▶ [Problem]: Skip the pictures. Transcribe the rest of the data below without changing a word.
>> start Material provided
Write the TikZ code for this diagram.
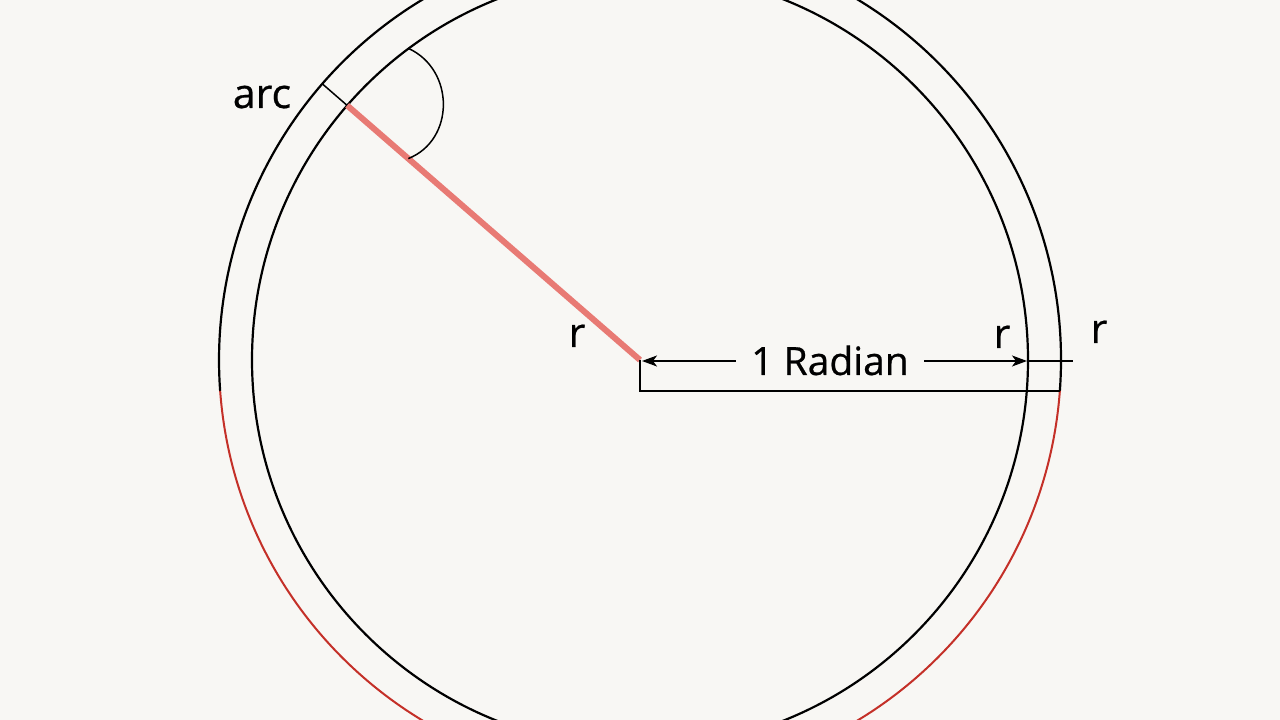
\documentclass[tikz,border=0pt]{standalone}
\usepackage{fontspec}
\setmainfont{Open Sans}
\newfontface\lblfont{Open Sans}[FakeBold=0.6]
\usetikzlibrary{arrows.meta}
\definecolor{bg}{RGB}{248,247,244}
\definecolor{salmon}{RGB}{232,122,116}
\definecolor{arcred}{RGB}{196,48,40}
\begin{document}
\begin{tikzpicture}[x=1pt,y=1pt,
  circ/.style={draw=black, line width=2.2pt},
  redarc/.style={draw=arcred, line width=2pt},
  thinline/.style={draw=black, line width=1.5pt},
  radline/.style={draw=salmon, line width=6pt},
  lbl/.style={anchor=base, inner sep=0pt, font=\lblfont\fontsize{41}{50}\selectfont},
  arr/.style={thinline, -{Stealth[length=15pt,width=11pt,inset=4pt]}}]
\fill[bg] (0,0) rectangle (1280,720);
\useasboundingbox (0,0) rectangle (1280,720);
\coordinate (O) at (640,360);
% circles
\draw[circ] (O) circle[radius=388];
\draw[circ] (O) ++(-4.2:421) arc[start angle=-4.2, end angle=184.2, radius=421];
\draw[redarc] (O) ++(184.2:421) arc[start angle=184.2, end angle=355.8, radius=421];
% radius
\path (O) ++(139:388) coordinate (A);
\path (O) ++(139:421) coordinate (B);
\draw[thinline] (A) -- (B);
\draw[radline] (O) -- (A);
% angle mark
\path (O) ++(126.6:388) coordinate (C1);
\path (O) ++(139:307) coordinate (C2);
\draw[thinline] (C1) .. controls (455,650) and (455,580) .. (C2);
% bracket lines
\path (O) ++(-4.2:421) coordinate (Pb);
\draw[thinline] (O) -- (O |- Pb) -- (Pb);
% labels
\node[lbl] (arc) at (262,612) {arc};
\node[lbl, inner xsep=15pt, font=\lblfont\fontsize{39}{48}\selectfont] (rad) at (830,345) {1 Radian};
\node[lbl] (r1) at (577,373) {r};
\node[lbl] (r2) at (1002,372) {r};
\node[lbl] (r3) at (1099,377) {r};
% arrows
\coordinate (tipL) at (642,359);
\coordinate (tipR) at (1027,359);
\coordinate (endR) at (1073,359);
\draw[arr] (tipL -| rad.west) -- (tipL);
\draw[arr] (tipR -| rad.east) -- (tipR);
\draw[thinline] (tipR) -- (endR);
\end{tikzpicture}
\end{document}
>> end Material provided
▶ [Task solution]:
Write the TikZ code for this diagram.
\documentclass[tikz,border=0pt]{standalone}
\usepackage{fontspec}
\setmainfont{Open Sans}
\newfontface\lblfont{Open Sans}[FakeBold=0.6]
\usetikzlibrary{arrows.meta}
\definecolor{bg}{RGB}{248,247,244}
\definecolor{salmon}{RGB}{232,122,116}
\definecolor{arcred}{RGB}{196,48,40}
\begin{document}
\begin{tikzpicture}[x=1pt,y=1pt,
  circ/.style={draw=black, line width=2.2pt},
  redarc/.style={draw=arcred, line width=2pt},
  thinline/.style={draw=black, line width=1.5pt},
  radline/.style={draw=salmon, line width=6pt},
  lbl/.style={anchor=base, inner sep=0pt, font=\lblfont\fontsize{41}{50}\selectfont},
  arr/.style={thinline, -{Stealth[length=15pt,width=11pt,inset=4pt]}}]
\fill[bg] (0,0) rectangle (1280,720);
\useasboundingbox (0,0) rectangle (1280,720);
\coordinate (O) at (640,360);
% circles
\draw[circ] (O) circle[radius=388];
\draw[circ] (O) ++(-4.2:421) arc[start angle=-4.2, end angle=184.2, radius=421];
\draw[redarc] (O) ++(184.2:421) arc[start angle=184.2, end angle=355.8, radius=421];
% radius
\path (O) ++(139:388) coordinate (A);
\path (O) ++(139:421) coordinate (B);
\draw[thinline] (A) -- (B);
\draw[radline] (O) -- (A);
% angle mark
\path (O) ++(126.6:388) coordinate (C1);
\path (O) ++(139:307) coordinate (C2);
\draw[thinline] (C1) .. controls (455,650) and (455,580) .. (C2);
% bracket lines
\path (O) ++(-4.2:421) coordinate (Pb);
\draw[thinline] (O) -- (O |- Pb) -- (Pb);
% labels
\node[lbl] (arc) at (262,612) {arc};
\node[lbl, inner xsep=15pt, font=\lblfont\fontsize{39}{48}\selectfont] (rad) at (830,345) {1 Radian};
\node[lbl] (r1) at (577,373) {r};
\node[lbl] (r2) at (1002,372) {r};
\node[lbl] (r3) at (1099,377) {r};
% arrows
\coordinate (tipL) at (642,359);
\coordinate (tipR) at (1027,359);
\coordinate (endR) at (1073,359);
\draw[arr] (tipL -| rad.west) -- (tipL);
\draw[arr] (tipR -| rad.east) -- (tipR);
\draw[thinline] (tipR) -- (endR);
\end{tikzpicture}
\end{document}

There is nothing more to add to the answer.